WELSH v. MOUNGER

Supreme Court of Mississippi (2004)

Facts

Issue

Holding — Cobb, P.J.

Rule

Reasoning

Deep Dive: How the Court Reached Its Decision

Overview of Settlement Agreements

The court emphasized that the law generally favors the settlement of disputes, recognizing that parties should be encouraged to resolve their differences amicably. It stated that settlement agreements are typically upheld unless there is evidence of fraud, mistake, or overreaching. This principle is rooted in promoting finality and certainty in resolving claims, which is considered beneficial for the judicial process and the parties involved. The court highlighted that when parties enter into settlement agreements, they are presumed to have done so voluntarily and with full awareness of their respective positions. Thus, the court approached the case with a preference for upholding the settlement agreement between Welsh and the defendants, setting a high standard for proving fraud.

Elements of Fraud

The court outlined the elements necessary to establish fraud in Mississippi, which require clear and convincing evidence that includes several components. These components involve proving that a false representation was made, that it was material, and that the speaker knew it was false or acted with ignorance regarding its truth. Additionally, the claimant must demonstrate that they relied on the representation, had the right to do so, and subsequently suffered injury as a result. The court underscored the difficulty in proving fraud, as it is a factual determination that relies heavily on the credibility of witnesses and the circumstances surrounding the case. The requirement for clear and convincing evidence sets a rigorous standard for claimants, which the court found Welsh failed to meet in this instance.

Duty to Disclose

The court addressed the assertion that the defendants had a duty to disclose information about the impending IPO of Tritel. It noted that the defendants had provided truthful statements at the time of the depositions and were under no obligation to supplement this testimony with subsequent developments that arose after the settlement negotiations. The trial court found that the defendants did not misrepresent facts during their depositions, leading to the conclusion that they were not required to correct their earlier statements. The court distinguished this case from previous rulings, such as Guastella v. Wardell, emphasizing that the duty to disclose arises primarily when a party has made an affirmative misrepresentation that later becomes misleading. Since the defendants' statements were accurate when made, the court ruled that no duty to disclose later developments existed.

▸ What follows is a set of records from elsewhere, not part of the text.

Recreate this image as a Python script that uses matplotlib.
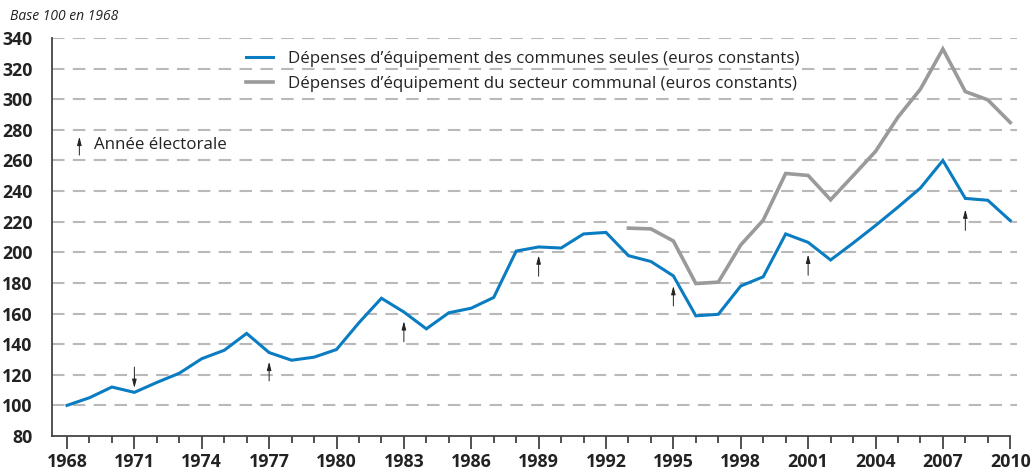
import numpy as np
import matplotlib
matplotlib.use("Agg")
import matplotlib.pyplot as plt
from matplotlib.ticker import MultipleLocator

# data (base 100 en 1968)
years = list(range(1968, 2011))
communes = [100, 105, 112, 108.5, 115, 121, 130.5, 136, 147, 134.5,
            129.5, 131.5, 136.5, 154, 170, 161, 150, 160.5, 163.5, 170.5,
            200.8, 203.5, 202.8, 212, 213, 197.8, 194, 184.6, 158.5, 159.5,
            178, 184, 212, 206.5, 195, 206, 217.5, 229.5, 242, 260,
            235.2, 234, 220.7]
sect_years = list(range(1993, 2011))
secteur = [215.8, 215.3, 207.4, 179.6, 180.5, 204.8, 221, 251.5, 250.2, 234.3,
           250, 265.9, 288.3, 306.6, 332.8, 305, 299.6, 284.8]

# electoral years: (year, tail value, head value)
elect_years = [1971, 1977, 1983, 1989, 1995, 2001, 2008]
arrow_tail = [125, 116, 141.6, 184.4, 165, 185, 214.3]
arrow_head = [111.4, 128.5, 155, 198, 178, 198.5, 228]

yticks = list(range(80, 341, 20))
xticks = list(range(1968, 2011, 3))

plt.rcParams['font.family'] = ['Open Sans', 'DejaVu Sans']

fig = plt.figure(figsize=(10.33, 4.75), dpi=100)
ax = fig.add_axes([0.0503, 0.0821, 0.9342, 0.8379])

blue = '#0a7cc1'
grey = '#9a9a9a'
arrow_style = '-|>,head_length=0.5,head_width=0.13'

for y in yticks[1:]:
    ax.axhline(y, color='#b9b9bc', lw=1.5, dashes=(6, 4), zorder=0)

ax.plot(years, communes, color=blue, lw=2.2, solid_joinstyle='miter',
        label="Dépenses d’équipement des communes seules (euros constants)")
ax.plot(sect_years, secteur, color=grey, lw=2.6, solid_joinstyle='miter',
        label="Dépenses d’équipement du secteur communal (euros constants)")

for yr, t, h in zip(elect_years, arrow_tail, arrow_head):
    ax.annotate('', xy=(yr, h), xytext=(yr, t),
                arrowprops=dict(arrowstyle=arrow_style,
                                color='#222222', lw=0.7, shrinkA=0, shrinkB=0))

# arrow legend
ax.annotate('', xy=(1968.55, 275.5), xytext=(1968.55, 263.5),
            arrowprops=dict(arrowstyle=arrow_style,
                            color='#222222', lw=0.7, shrinkA=0, shrinkB=0))
ax.text(1969.2, 270, 'Année électorale', fontsize=12.2, va='center', color='#222222')

leg = ax.legend(loc='upper left', bbox_to_anchor=(0.185, 1.005), frameon=False,
                fontsize=12.2, handlelength=1.6, handletextpad=0.9, labelspacing=0.5)
for t in leg.get_texts():
    t.set_color('#222222')

ax.set_xlim(1967.33, 2010.3)
ax.set_ylim(80, 340)
ax.set_yticks(yticks)
ax.set_xticks(xticks)
ax.xaxis.set_minor_locator(MultipleLocator(1))
ax.tick_params(axis='y', length=0, pad=14, labelsize=12.8)
ax.tick_params(axis='x', which='major', length=9, width=1.2, color='#333333',
               labelsize=12.8, pad=3)
ax.tick_params(axis='x', which='minor', length=5, width=1.2, color='#333333')
for lab in ax.get_xticklabels() + ax.get_yticklabels():
    lab.set_fontweight('bold')
    lab.set_color('#222222')

for s in ['top', 'right']:
    ax.spines[s].set_visible(False)
ax.spines['left'].set_color('#444444')
ax.spines['bottom'].set_color('#444444')
ax.spines['left'].set_linewidth(1.3)
ax.spines['bottom'].set_linewidth(1.3)
ax.spines['bottom'].set_bounds(1967.33, 2010)

fig.text(0.0097, 0.965, 'Base 100 en 1968', fontsize=10, style='italic',
         color='#222222', va='center')

fig.savefig('out.png', dpi=100)
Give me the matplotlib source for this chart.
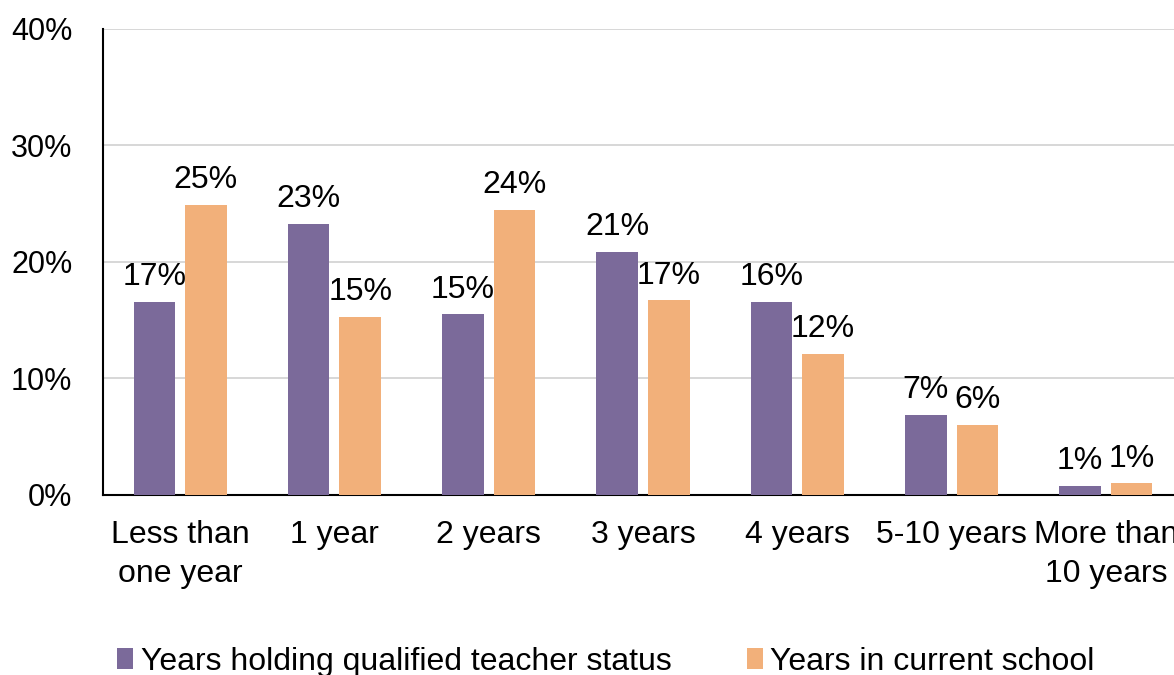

Findings of the Chancery Court

The chancery court conducted an extensive trial, examining testimony from numerous witnesses over several days. After evaluating the credibility of the witnesses and the evidence presented, the court found in favor of the defendants, concluding that Welsh had not established his claims of fraud. The court determined that the defendants provided sufficient disclosure and that their deposition responses were not evasive but rather responsive to the questions posed. It also noted that Welsh's counsel could have pursued more probing inquiries during the depositions to clarify any uncertainties regarding the potential IPO discussions. The factual determinations made by the chancery court were deemed not to be against the manifest weight of the evidence, further solidifying the court's decision to affirm the settlement agreement.

Conclusion of the Supreme Court

In its final ruling, the Supreme Court of Mississippi affirmed the chancery court's decision, agreeing that no fraud had occurred in the procurement of the settlement agreement. The court reiterated that Welsh had not met the high burden of proof required to demonstrate fraud and that the defendants had acted appropriately under the circumstances. The court emphasized the importance of finality in settlement agreements and recognized the defendants' actions as consistent with their legal obligations. Ultimately, the court's ruling underscored the principle that parties dealing at arm's length are expected to communicate truthfully without the obligation to disclose every subsequent development unless prior statements become misleading. The affirmation reinforced the legal framework surrounding settlement agreements and the evidentiary standards required to claim fraud.